Nearly every iteration of the Porsche 911 now comes with a turbocharger—in fact, you have to pay more for the ones that don’t—but the ones that wear the “Turbo” script out back remain very special. Porsche wasn’t the first company to adapt turbocharging for race and road, but it was perhaps the most successful. In 1977, the owner of a Porsche 930 could have driven their whale-tailed grand tourer to all eight races of the SCCA Trans American series and seen the racing version of the road car win a convincing six times. Singer, the vaunted Porsche restoration house, has now revealed a new creation that combines both into the essence of a 911 Turbo.

A 934/5 Reborn

As ever, Singer is very careful to point out that it is not a boutique manufacturer like RUF or Alpina, but it merely seeks to reimagine what the ideal of a Porsche 911 could be. Founded in 2009, the company now has multiple rivals but also possibly no real competition. In the classic 911 world where cost is no object, a Singerized Porsche is the standard which others attempt to achieve.

Two new cars seek to raise an already high bar somewhere into the upper ionosphere. Built as tribute to the Porsche 934/5 racing machines that dominated in endurance racing, the “Dynamic and Lightweighting Study (DLS) – Turbo,” are a matched pair of rocketships, one built for the track, the other for the road.

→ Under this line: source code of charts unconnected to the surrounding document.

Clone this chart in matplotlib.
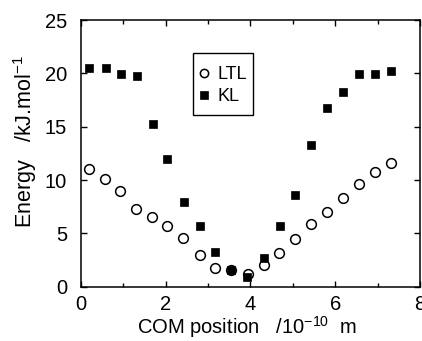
import matplotlib
matplotlib.use("Agg")
import matplotlib.pyplot as plt
from matplotlib.patches import Rectangle
from matplotlib.ticker import MultipleLocator

plt.rcParams['font.family'] = ['Liberation Sans', 'DejaVu Sans']
plt.rcParams['mathtext.fontset'] = 'custom'
plt.rcParams['mathtext.rm'] = 'Liberation Sans'
plt.rcParams['mathtext.it'] = 'Liberation Sans'

# Centre-of-mass position along the channel (1e-10 m)
ltl_x = [0.19, 0.57, 0.93, 1.30, 1.68, 2.04, 2.41, 2.80, 3.16, 3.55,
         3.95, 4.31, 4.68, 5.05, 5.43, 5.80, 6.19, 6.56, 6.93, 7.31]
# LTL energy profile (kJ/mol)
ltl_e = [11.04, 10.13, 9.00, 7.31, 6.50, 5.69, 4.53, 2.94, 1.72, 1.56,
         1.15, 2.06, 3.18, 4.47, 5.91, 6.98, 8.29, 9.63, 10.73, 11.58]

kl_x = [0.20, 0.58, 0.94, 1.32, 1.69, 2.04, 2.42, 2.81, 3.17, 3.55,
        3.93, 4.31, 4.69, 5.06, 5.43, 5.81, 6.19, 6.56, 6.94, 7.32]
# KL energy profile (kJ/mol)
kl_e = [20.5, 20.5, 19.9, 19.8, 15.3, 11.95, 7.94, 5.72, 3.28, 1.56,
        0.93, 2.71, 5.66, 8.60, 13.27, 16.74, 18.24, 19.90, 19.90, 20.27]

fig = plt.figure(figsize=(4.22, 3.41), dpi=100)
ax = fig.add_axes([0.192, 0.1595, 0.803, 0.7815])

ax.plot(ltl_x, ltl_e, linestyle='none', marker='o', markersize=7.0,
        markerfacecolor='white', markeredgecolor='black', markeredgewidth=1.1,
        label='LTL', zorder=3)
ax.plot(kl_x, kl_e, linestyle='none', marker='s', markersize=6.0,
        markerfacecolor='black', markeredgecolor='black', markeredgewidth=0.5,
        label='KL', zorder=4)

ax.set_xlim(0, 8)
ax.set_ylim(0, 25)
ax.xaxis.set_major_locator(MultipleLocator(2))
ax.xaxis.set_minor_locator(MultipleLocator(1))
ax.yaxis.set_major_locator(MultipleLocator(5))

ax.tick_params(which='both', direction='in', top=True, right=True,
               labelsize=14.5, width=1.0, color='black')
ax.tick_params(axis='x', which='major', length=4, pad=6)
ax.tick_params(axis='x', which='minor', length=3)
ax.tick_params(axis='y', which='major', length=4, pad=10)

for s in ax.spines.values():
    s.set_linewidth(1.1)
    s.set_color('black')

ax.set_xlabel(r'COM position   /10$^{-10}$  m', fontsize=14.5)
ax.set_ylabel(r'Energy   /kJ.mol$^{-1}$', fontsize=15.5)
ax.xaxis.set_label_coords(0.489, -0.105)
ax.yaxis.set_label_coords(-0.165, 0.545)
ax.yaxis.label.set_verticalalignment('center')

# legend entries without their own frame; the box is drawn separately
leg = ax.legend(loc='center left', bbox_to_anchor=(0.347, 0.754), fontsize=13,
                frameon=False, handlelength=0.6, handletextpad=0.45,
                borderpad=0, labelspacing=0.3, borderaxespad=0,
                markerscale=0.85)
box = Rectangle((0.329, 0.644), 0.178, 0.232, transform=ax.transAxes,
                fill=False, edgecolor='black', linewidth=1.0, zorder=5)
ax.add_patch(box)

fig.savefig('out.png', dpi=100)
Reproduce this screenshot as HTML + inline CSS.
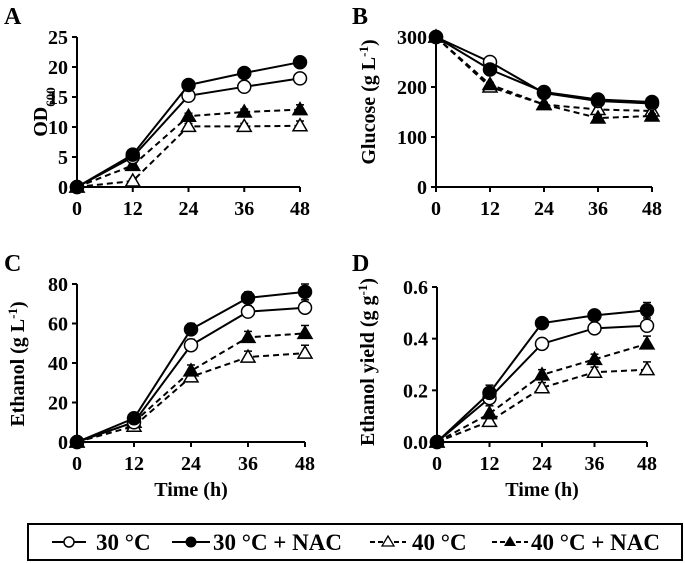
<!DOCTYPE html>
<html><head><meta charset="utf-8"><style>
html,body{margin:0;padding:0;background:#fff;}
svg{display:block;font-family:"Liberation Serif",serif;font-weight:bold;}
</style></head><body>
<svg id="fig" width="685" height="563" viewBox="0 0 685 563" xmlns="http://www.w3.org/2000/svg">
<g>
<rect x="28" y="524" width="654" height="36" fill="none" stroke="#000" stroke-width="2"/>
<g><line x1="52" y1="542" x2="86" y2="542" stroke="#000" stroke-width="2"/><circle cx="69" cy="542" r="5" fill="#fff" stroke="#000" stroke-width="1.5"/><text x="96" y="550" font-size="23">30 °C</text></g>
<g><line x1="172" y1="542" x2="210" y2="542" stroke="#000" stroke-width="2"/><circle cx="191" cy="542" r="5.5" fill="#000"/><text x="213" y="550" font-size="23">30 °C + NAC</text></g>
<g><line x1="370" y1="542" x2="406" y2="542" stroke="#000" stroke-width="2" stroke-dasharray="5,3"/><polygon points="388,536 394,546 382,546" fill="#fff" stroke="#000" stroke-width="1.3"/><text x="412" y="550" font-size="23">40 °C</text></g>
<g><line x1="492" y1="542" x2="528" y2="542" stroke="#000" stroke-width="2" stroke-dasharray="5,3"/><polygon points="510,536 516,546 504,546" fill="#000"/><text x="531" y="550" font-size="23">40 °C + NAC</text></g>
</g>
</svg>
<script>
const times=[0,12,24,36,48];
const seriesNames=['30c','30c-nac','40c','40c-nac'];
const odA30=[0,5,15.2,16.7,18.1];
const odA30N=[0,5.4,17,19,20.8];
const odA40=[0,1,10.1,10.1,10.2];
const odA40N=[0,3.6,11.8,12.5,12.9];
const odErr=[0,0.3,0.5,0.5,0.8];
const gluB30=[300,250,188,172,167];
const gluB30N=[300,235,190,175,170];
const gluB40=[300,200,165,155,152];
const gluB40N=[300,205,165,138,142];
const gluErr=[0,4,4,4,4];
const ethC30=[0,10,49,66,68];
const ethC30N=[0,12,57,73,76];
const ethC40=[0,8,33,43,45];
const ethC40N=[0,10,36,53,55];
const ethErr=[0,1,3,3,4];
const yldD30=[0,0.17,0.38,0.44,0.45];
const yldD30N=[0,0.19,0.46,0.49,0.51];
const yldD40=[0,0.08,0.21,0.27,0.28];
const yldD40N=[0,0.11,0.26,0.32,0.38];
const yldErr=[0,0.03,0.02,0.02,0.03];
const ticksA=[0,5,10,15,20,25];
const ticksB=[0,100,200,300];
const ticksC=[0,20,40,60,80];
const ticksD=[0,0.2,0.4,0.6];
const NS='http://www.w3.org/2000/svg';
const svg=document.getElementById('fig');
function mk(tag,attrs,parent){const e=document.createElementNS(NS,tag);for(const k in attrs)e.setAttribute(k,attrs[k]);(parent||svg).appendChild(e);return e;}
function panel(p){
  const g=mk('g',{});
  
  
  const sx=t=>p.x0+(t/48)*(p.x1-p.x0);
  const sy=v=>p.yb-(v/p.max)*(p.yb-p.yt);
  const L=mk('text',{x:p.lx,y:p.ly,'font-size':24},g);L.textContent=p.id.toUpperCase();
  
  
  const ya=mk('line',{x1:p.x0,y1:p.yt,x2:p.x0,y2:p.yb,stroke:'#000','stroke-width':2},g);
  
  
  const xa=mk('line',{x1:p.x0,y1:p.yb,x2:p.x1,y2:p.yb,stroke:'#000','stroke-width':2},g);
  
  
  p.ticks.forEach(v=>{
    mk('line',{x1:p.x0-5,y1:sy(v),x2:p.x0,y2:sy(v),stroke:'#000','stroke-width':2},g);
    const t=mk('text',{x:p.x0-9,y:sy(v)+7,'font-size':20,'text-anchor':'end'},g);
    t.textContent=p.fmt(v);
    
    
  });
  times.forEach(tm=>{
    mk('line',{x1:sx(tm),y1:p.yb,x2:sx(tm),y2:p.yb+5,stroke:'#000','stroke-width':2},g);
    const t=mk('text',{x:sx(tm),y:p.yb+28,'font-size':20,'text-anchor':'middle'},g);
    t.textContent=tm;
    
    
  });
  const yt=mk('text',{x:0,y:0,'font-size':20,'text-anchor':'middle',transform:`translate(${p.ytx},${p.yty}) rotate(-90)`},g);
  yt.innerHTML=p.ytitle;
  
  
  if(p.xtitle){const xt=mk('text',{x:(p.x0+p.x1)/2,y:p.yb+54,'font-size':20,'text-anchor':'middle'},g);xt.textContent='Time (h)';
    
    }
  const order=[2,3,0,1];
  order.forEach(i=>{
    const vals=p.series[i];
    const dashed=i>=2;
    const pts=vals.map((v,k)=>sx(times[k])+','+sy(v)).join(' ');
    const pl=mk('polyline',{points:pts,fill:'none',stroke:'#000','stroke-width':2,'stroke-dasharray':dashed?'6,4':'none'},g);
    
    
    vals.forEach((v,k)=>{
      const x=sx(times[k]),y=sy(v),e=p.err[k];
      if(e>0){const yy=sy(v+e);mk('line',{x1:x,y1:y,x2:x,y2:yy,stroke:'#000','stroke-width':1.5},g);mk('line',{x1:x-4,y1:yy,x2:x+4,y2:yy,stroke:'#000','stroke-width':1.5},g);}
      let m;
      if(i<2) m=mk('circle',{cx:x,cy:y,r:6.5,fill:i==1?'#000':'#fff',stroke:'#000','stroke-width':1.5},g);
      else m=mk('polygon',{points:`${x},${y-7} ${x+7},${y+5} ${x-7},${y+5}`,fill:i==3?'#000':'#fff',stroke:'#000','stroke-width':1.5},g);
      
      
    });
  });
}
panel({id:'a',x0:77,x1:300,yt:37,yb:187,max:25,ticks:ticksA,fmt:v=>v,series:[odA30,odA30N,odA40,odA40N],err:odErr,lx:4,ly:24,ytx:47,yty:112,ytitle:'OD<tspan font-size="13" baseline-shift="sub">600</tspan>'});
panel({id:'b',x0:436,x1:652,yt:37,yb:187,max:300,ticks:ticksB,fmt:v=>v,series:[gluB30,gluB30N,gluB40,gluB40N],err:gluErr,lx:352,ly:24,ytx:375,yty:102,ytitle:'Glucose (g L<tspan font-size="13" baseline-shift="super">-1</tspan>)'});
panel({id:'c',x0:77,x1:305,yt:284,yb:442,max:80,ticks:ticksC,fmt:v=>v,series:[ethC30,ethC30N,ethC40,ethC40N],err:ethErr,lx:4,ly:271,ytx:24,yty:364,xtitle:true,ytitle:'Ethanol (g L<tspan font-size="13" baseline-shift="super">-1</tspan>)'});
panel({id:'d',x0:437,x1:647,yt:287,yb:442,max:0.6,ticks:ticksD,fmt:v=>v.toFixed(1),series:[yldD30,yldD30N,yldD40,yldD40N],err:yldErr,lx:352,ly:271,ytx:374,yty:362,xtitle:true,ytitle:'Ethanol yield (g g<tspan font-size="13" baseline-shift="super">-1</tspan>)'});
</script>
</body></html>
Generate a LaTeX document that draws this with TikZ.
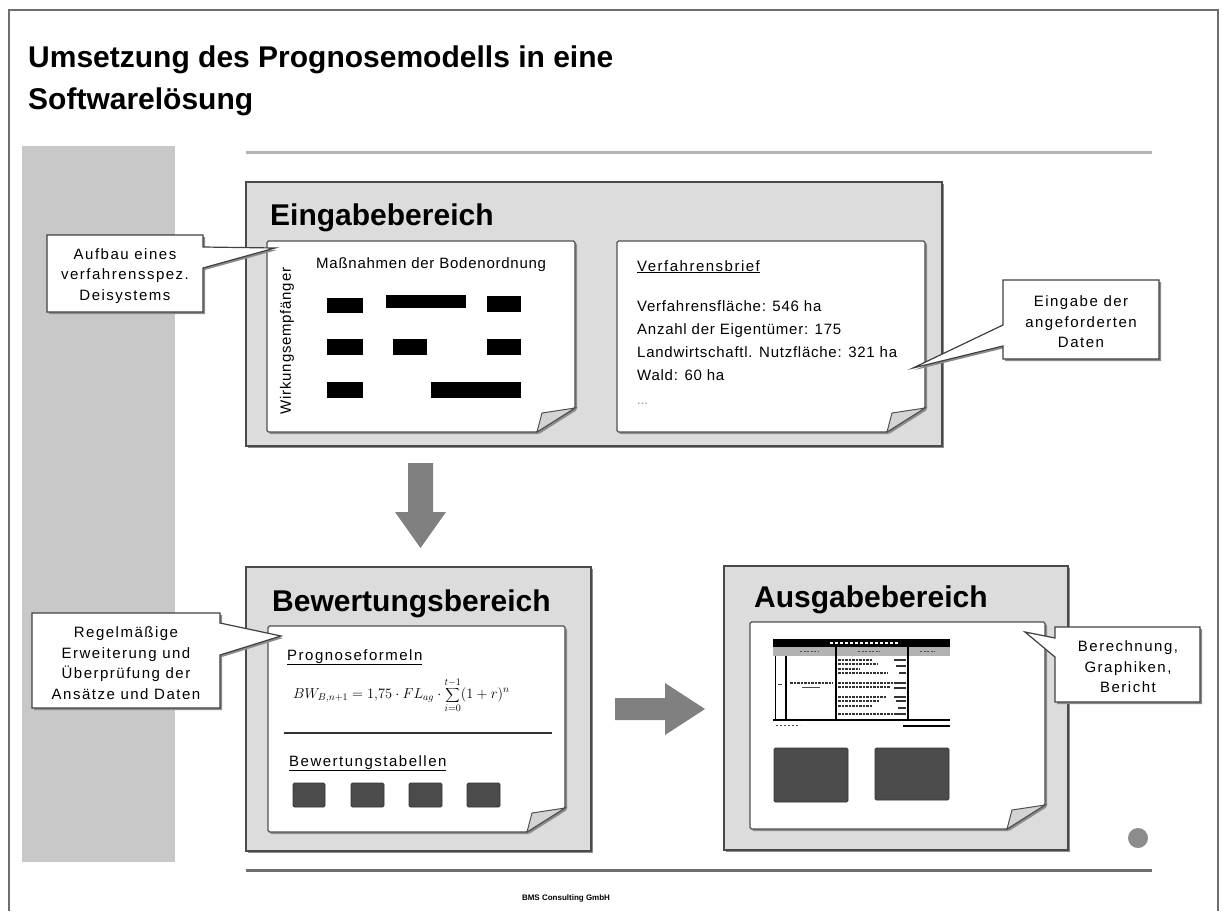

Dynamics and Lightweight Study sounds like a chapter out of an aeronautical engineering textbook, but the actual experience is more Top Gun: Maverick. The original DLS was created in 2018, infused with exotic composite materials and built around a naturally aspirated 4.0-liter flat-six built by Williams Advanced Engineering. That engine made 500 horsepower at 9300 rpm and was filled with excruciatingly painful details like each individual valve costing $30,000. The whole DLS cost $1.8 million, yet the limited number were almost immediately all spoken for.

Singer also reimagined the 911 Turbo last year, slightly softened up versus the company’s previous projects. With a torque-rich and flexible turbocharged 3.8-liter flat-six good for 450 horsepower, both a coupe and later a 510-hp cabriolet variant were intended to be grand tourers in the same mold as the original 911 Turbo. A six-speed manual provided two more forward gears than customers got in the 1970s.

Track or Road?

The new DLS Turbo, which has a name like a gaming mouse, combines the hardcore engineering of the F1-style 911 rebuilt with the tremendous power available via forced induction. Both the Blood Orange track-focused car and the Moet Black road-oriented machine have a new twin-turbo 3.8-liter flat-six with electric wastegates and air-to-water intercooling. It makes an estimated 700 horsepower and revs to over 9000 rpm.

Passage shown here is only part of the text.